What is required:
Write the material out again exactly.
____ Listing
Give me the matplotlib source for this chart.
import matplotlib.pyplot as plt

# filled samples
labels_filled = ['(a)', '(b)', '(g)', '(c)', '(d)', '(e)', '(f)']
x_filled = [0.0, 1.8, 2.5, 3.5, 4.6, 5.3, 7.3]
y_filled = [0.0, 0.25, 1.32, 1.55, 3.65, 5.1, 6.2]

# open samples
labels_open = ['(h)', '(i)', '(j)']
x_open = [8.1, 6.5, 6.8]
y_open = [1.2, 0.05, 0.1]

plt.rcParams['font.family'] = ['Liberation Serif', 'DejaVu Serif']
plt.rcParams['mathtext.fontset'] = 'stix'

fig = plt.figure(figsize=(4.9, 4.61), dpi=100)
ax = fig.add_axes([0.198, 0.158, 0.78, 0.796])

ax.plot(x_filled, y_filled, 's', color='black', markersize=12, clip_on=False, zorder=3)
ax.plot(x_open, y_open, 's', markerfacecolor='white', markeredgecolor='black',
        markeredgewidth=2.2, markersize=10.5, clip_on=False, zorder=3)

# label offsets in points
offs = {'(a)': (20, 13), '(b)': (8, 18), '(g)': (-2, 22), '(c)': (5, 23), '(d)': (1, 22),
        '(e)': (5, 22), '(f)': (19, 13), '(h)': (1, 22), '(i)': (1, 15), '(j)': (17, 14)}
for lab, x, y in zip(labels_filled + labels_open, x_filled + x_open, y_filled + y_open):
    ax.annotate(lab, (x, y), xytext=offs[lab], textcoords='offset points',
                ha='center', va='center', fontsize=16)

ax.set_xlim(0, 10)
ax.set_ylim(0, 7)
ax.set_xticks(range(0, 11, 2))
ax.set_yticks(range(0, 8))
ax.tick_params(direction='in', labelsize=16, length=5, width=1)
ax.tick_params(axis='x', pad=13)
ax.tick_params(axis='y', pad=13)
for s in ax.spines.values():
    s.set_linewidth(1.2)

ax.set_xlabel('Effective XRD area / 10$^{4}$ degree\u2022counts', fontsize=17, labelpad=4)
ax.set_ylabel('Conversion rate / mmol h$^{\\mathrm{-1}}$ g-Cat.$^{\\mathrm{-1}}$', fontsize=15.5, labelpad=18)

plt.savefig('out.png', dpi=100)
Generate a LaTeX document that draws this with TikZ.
________
Result:
Give me the matplotlib source for this chart.
import matplotlib.pyplot as plt

# filled samples
labels_filled = ['(a)', '(b)', '(g)', '(c)', '(d)', '(e)', '(f)']
x_filled = [0.0, 1.8, 2.5, 3.5, 4.6, 5.3, 7.3]
y_filled = [0.0, 0.25, 1.32, 1.55, 3.65, 5.1, 6.2]

# open samples
labels_open = ['(h)', '(i)', '(j)']
x_open = [8.1, 6.5, 6.8]
y_open = [1.2, 0.05, 0.1]

plt.rcParams['font.family'] = ['Liberation Serif', 'DejaVu Serif']
plt.rcParams['mathtext.fontset'] = 'stix'

fig = plt.figure(figsize=(4.9, 4.61), dpi=100)
ax = fig.add_axes([0.198, 0.158, 0.78, 0.796])

ax.plot(x_filled, y_filled, 's', color='black', markersize=12, clip_on=False, zorder=3)
ax.plot(x_open, y_open, 's', markerfacecolor='white', markeredgecolor='black',
        markeredgewidth=2.2, markersize=10.5, clip_on=False, zorder=3)

# label offsets in points
offs = {'(a)': (20, 13), '(b)': (8, 18), '(g)': (-2, 22), '(c)': (5, 23), '(d)': (1, 22),
        '(e)': (5, 22), '(f)': (19, 13), '(h)': (1, 22), '(i)': (1, 15), '(j)': (17, 14)}
for lab, x, y in zip(labels_filled + labels_open, x_filled + x_open, y_filled + y_open):
    ax.annotate(lab, (x, y), xytext=offs[lab], textcoords='offset points',
                ha='center', va='center', fontsize=16)

ax.set_xlim(0, 10)
ax.set_ylim(0, 7)
ax.set_xticks(range(0, 11, 2))
ax.set_yticks(range(0, 8))
ax.tick_params(direction='in', labelsize=16, length=5, width=1)
ax.tick_params(axis='x', pad=13)
ax.tick_params(axis='y', pad=13)
for s in ax.spines.values():
    s.set_linewidth(1.2)

ax.set_xlabel('Effective XRD area / 10$^{4}$ degree\u2022counts', fontsize=17, labelpad=4)
ax.set_ylabel('Conversion rate / mmol h$^{\\mathrm{-1}}$ g-Cat.$^{\\mathrm{-1}}$', fontsize=15.5, labelpad=18)

plt.savefig('out.png', dpi=100)
Generate a LaTeX document that draws this with TikZ.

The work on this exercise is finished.